Two nylon filaments with a yarn count of 15 denier were fed into the front roller with a distance of 2.5 mm at the front roller. The rayon was fed into the back roller and was output between the two nylon filaments from the front roller. The two nylon filaments and the rayon were preliminarily twisted in the twisting triangle region before entering the false twisting device for false twisting, followed by outfeeding from the false twisting device to form the composite yarn, which was then further twisted and wound by the winding device. The yarn count (Ne) of the composite yarn is about 40.

Example 2: properties of the low-twist-high-strength composite yarn according to one embodiment of the present disclosure.

In the low-twist-high-strength composite yarn prepare according to Example 1, the yarn count of the first body yarn and the second body yarn respectively is 15 denier; the wrapping fibers are formed by the rayon, which takes up 77.5% of the total weight of the composite yarn. The twist factor of the composite yarn is 1.5, wherein the twist factor is calculated by dividing the number of twist per inch by the square root of the yarn count (Ne). The single yarn strength is 308 cN.

Example 3: preparation of the low-twist composite yarns using the conventional method as control yarn.

Two nylon filaments with a yarn count of 15 denier were fed into the front roller with a distance of 2.5 mm at the front roller. The rayon was fed into the back roller and was output between the two nylon filaments from the front roller. The two nylon filaments and the rayon were twisted in the twisting triangle region to form the composite yarn, which was then further twisted and wound by the winding device. The yarn count (Ne) of the composite yarn is about 40.

Example 4: properties of the low-twist composite yarn (control yarn).

In the low-twist composite yarn prepare according to Example 3, the yarn count of the first body yarn and the second body yarn respectively is 15 denier; the wrapping fibers are formed by the rayon, which takes up 77.5% of the total weight of the composite yarn. The twist factor of the composite yarn is 3.8, wherein the twist factor is calculated by dividing the number of twist per inch by the square root of the yarn count (Ne). The single yarn strength is 299 cN.

Claims

1. A method for preparing a composite yarn, comprising:

infeeding a first filament and a second filament into a front roller, the first filament and the second filament being separated by a distance at the front roller so that the first filament and the second filament form a twisting triangle region before entering a false twisting device;

infeeding at least one roving comprising a plurality of short fibers into a back roller, and outfeeding the at least one roving from the front roller at a position substantially in a middle of the distance between the first filament and the second filament at the front roller such that a portion of the short fibers randomly wraps around either or both of the first and the second filament when the at least one roving intertwines the first and the second filaments within the twisting triangle region while a remaining portion of the short fibers remains free;

infeeding the first filament, the second filament and the at least one roving into the false twisting device to form the composite yarn comprising a central yarn within the false twisting device, the first filament being a first body yarn, the second filament being a second body yarn, and the first body yarn and the second body yarn being arranged to form the central yarn of the composite yarn.
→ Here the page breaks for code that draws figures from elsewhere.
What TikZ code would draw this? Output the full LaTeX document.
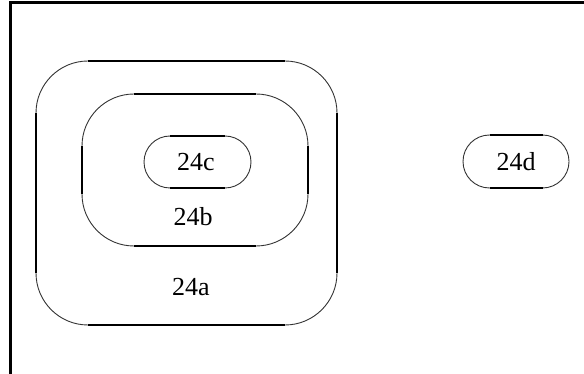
\documentclass[tikz,border=0pt]{standalone}
\usepackage{fontspec}
\setmainfont{Liberation Serif}
\begin{document}
\begin{tikzpicture}[x=1pt,y=-1pt,
  region/.style={draw=black!80, line width=0.9pt, inner sep=0pt, outer sep=0pt},
  straight/.style={line width=1.8pt, line cap=butt},
  lbl/.style={inner sep=0pt, font=\fontsize{26}{30}\selectfont},
  framel/.style={line width=3pt}]
\useasboundingbox (0,0) rectangle (584,374);
% frame
\coordinate (ftl) at (10.5,3);
\coordinate (ftr) at (584,3);
\coordinate (fbl) at (10.5,374);
\draw[framel] (fbl) -- (ftl) -- (ftr);
% regions
\node[region, minimum width=301, minimum height=264, rounded corners=52] (a) at (186.5,193) {};
\node[region, minimum width=226, minimum height=152, rounded corners=52] (b) at (195,170) {};
\node[region, minimum width=107, minimum height=52, rounded corners=26] (c) at (197.5,162) {};
\node[region, minimum width=106, minimum height=53, rounded corners=26.5] (d) at (516,161.5) {};
% straight segments drawn heavier
\foreach \n/\r in {a/52,b/52,c/26,d/26.5}{
  \draw[straight] ([xshift=\r]\n.north west) -- ([xshift=-\r]\n.north east);
  \draw[straight] ([xshift=\r]\n.south west) -- ([xshift=-\r]\n.south east);
  \draw[straight] ([yshift=-\r]\n.north west) -- ([yshift=\r]\n.south west);
  \draw[straight] ([yshift=-\r]\n.north east) -- ([yshift=\r]\n.south east);
}
% labels
\node[lbl] (la) at (191,287) {24a};
\node[lbl] (lb) at (193,217) {24b};
\node[lbl] (lc) at (196,162) {24c};
\node[lbl] (ld) at (516,162) {24d};
\end{tikzpicture}
\end{document}
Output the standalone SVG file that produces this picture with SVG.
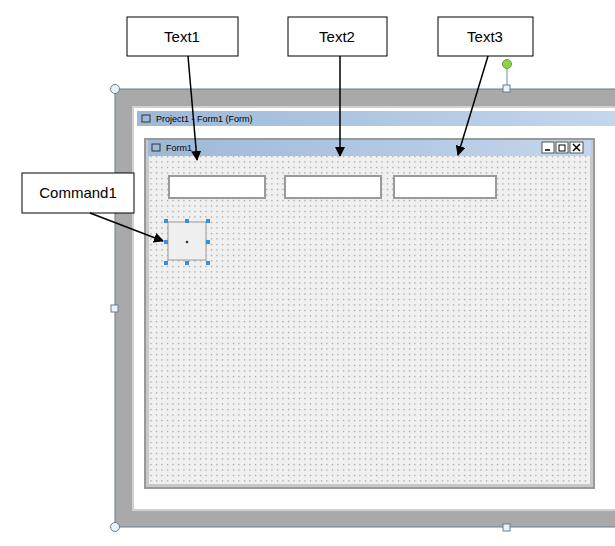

2. The method of claim 1, wherein the distance between the first and the second filaments at the front roller is from about 1.5 mm to about 3.5 mm.
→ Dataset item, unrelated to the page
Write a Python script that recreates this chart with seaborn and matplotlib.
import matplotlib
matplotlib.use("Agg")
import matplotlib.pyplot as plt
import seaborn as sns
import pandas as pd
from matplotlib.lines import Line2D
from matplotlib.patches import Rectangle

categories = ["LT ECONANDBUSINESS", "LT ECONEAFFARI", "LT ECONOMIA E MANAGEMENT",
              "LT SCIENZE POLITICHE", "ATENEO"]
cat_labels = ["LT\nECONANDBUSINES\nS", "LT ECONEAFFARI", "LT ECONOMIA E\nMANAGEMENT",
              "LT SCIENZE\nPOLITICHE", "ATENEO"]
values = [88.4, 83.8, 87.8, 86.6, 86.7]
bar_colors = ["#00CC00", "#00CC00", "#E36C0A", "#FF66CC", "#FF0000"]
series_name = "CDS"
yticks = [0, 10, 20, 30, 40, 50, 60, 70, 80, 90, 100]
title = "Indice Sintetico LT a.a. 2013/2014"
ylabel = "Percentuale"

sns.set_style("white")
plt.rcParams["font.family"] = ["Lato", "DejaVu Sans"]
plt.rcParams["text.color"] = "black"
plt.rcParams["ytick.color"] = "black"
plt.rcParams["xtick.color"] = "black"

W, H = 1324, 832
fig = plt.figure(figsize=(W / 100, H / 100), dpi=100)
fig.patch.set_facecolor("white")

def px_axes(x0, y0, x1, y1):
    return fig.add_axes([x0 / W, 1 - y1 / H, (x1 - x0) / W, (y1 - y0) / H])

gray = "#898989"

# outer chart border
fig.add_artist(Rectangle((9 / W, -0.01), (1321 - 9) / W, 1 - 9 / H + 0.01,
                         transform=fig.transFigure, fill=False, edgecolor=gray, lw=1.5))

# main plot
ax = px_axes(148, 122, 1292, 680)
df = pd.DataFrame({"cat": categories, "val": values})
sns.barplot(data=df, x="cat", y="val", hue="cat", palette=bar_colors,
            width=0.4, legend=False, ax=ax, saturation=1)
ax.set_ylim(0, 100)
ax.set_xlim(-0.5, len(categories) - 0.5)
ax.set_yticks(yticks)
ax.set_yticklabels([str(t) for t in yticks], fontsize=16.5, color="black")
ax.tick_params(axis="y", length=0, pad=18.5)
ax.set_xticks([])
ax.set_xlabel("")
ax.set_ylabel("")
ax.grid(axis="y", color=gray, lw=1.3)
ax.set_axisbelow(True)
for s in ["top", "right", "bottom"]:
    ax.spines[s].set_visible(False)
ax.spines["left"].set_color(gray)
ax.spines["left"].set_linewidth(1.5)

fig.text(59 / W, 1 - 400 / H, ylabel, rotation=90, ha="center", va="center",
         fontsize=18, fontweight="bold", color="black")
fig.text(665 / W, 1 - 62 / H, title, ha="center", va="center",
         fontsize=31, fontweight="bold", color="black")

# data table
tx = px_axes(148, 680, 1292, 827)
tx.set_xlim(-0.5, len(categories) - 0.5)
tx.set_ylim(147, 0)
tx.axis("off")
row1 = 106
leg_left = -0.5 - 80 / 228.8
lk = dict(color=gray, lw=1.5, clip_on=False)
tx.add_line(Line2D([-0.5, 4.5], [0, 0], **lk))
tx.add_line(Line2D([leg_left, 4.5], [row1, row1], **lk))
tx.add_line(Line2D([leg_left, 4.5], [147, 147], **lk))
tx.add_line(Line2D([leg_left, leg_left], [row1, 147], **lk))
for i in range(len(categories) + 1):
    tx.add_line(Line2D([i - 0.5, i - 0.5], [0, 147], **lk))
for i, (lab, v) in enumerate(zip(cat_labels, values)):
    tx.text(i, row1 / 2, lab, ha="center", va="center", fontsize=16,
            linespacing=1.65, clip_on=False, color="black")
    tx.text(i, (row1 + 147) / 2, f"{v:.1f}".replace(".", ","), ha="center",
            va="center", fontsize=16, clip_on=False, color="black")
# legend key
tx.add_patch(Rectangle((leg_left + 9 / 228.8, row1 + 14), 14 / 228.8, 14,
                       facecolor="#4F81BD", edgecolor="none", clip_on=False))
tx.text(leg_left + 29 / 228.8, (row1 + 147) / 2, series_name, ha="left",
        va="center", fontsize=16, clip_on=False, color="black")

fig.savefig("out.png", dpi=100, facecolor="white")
3. The method of claim 1, wherein the yarn count (Ne) of the central yarn is 2.5 to 120.

4. The method of claim 1, wherein the wrapping directions of the portion of the short fibers wrapping around the first and the second filaments are the same.

5. The method of claim 1, further comprising twisting the first filament and the second filament during said infeeding the first filament, the second filament and the at least one roving into the false twisting device.

6. The method of claim 1, further comprising directly winding the composite yarn.

7. The method of claim 1, further comprising twisting while winding the composite yarn.

8. The method of claim 1, further comprising wrapping the remaining portion of the short fibers around the central yarn during formation of the composite yarn within the false twisting device.

9. The method of claim 8, wherein the portion of the short fibers randomly wrapping around the first filament or the second filament within the twisting triangle region is in a direction opposite to that of the remaining portion of the short fibers wrapping around the central yarn during said formation of the composite yarn at the false twisting device.

10. The method of claim 1, wherein the first and the second filaments have a twist factor greater than that of the composite yarn.

11. The method of claim 10, wherein the twist factor of the first and second filaments is greater than 0 whilst the twist factor of the composite yarn is substantially 0 with no loss or minimal loss in strength.

12. The method of claim 1, wherein the first and second filaments have a weight percentage of about 60% or more with respect to total weight of the composite yarn.

13. The method of claim 1, wherein the short fibers have a length of less than 28 mm.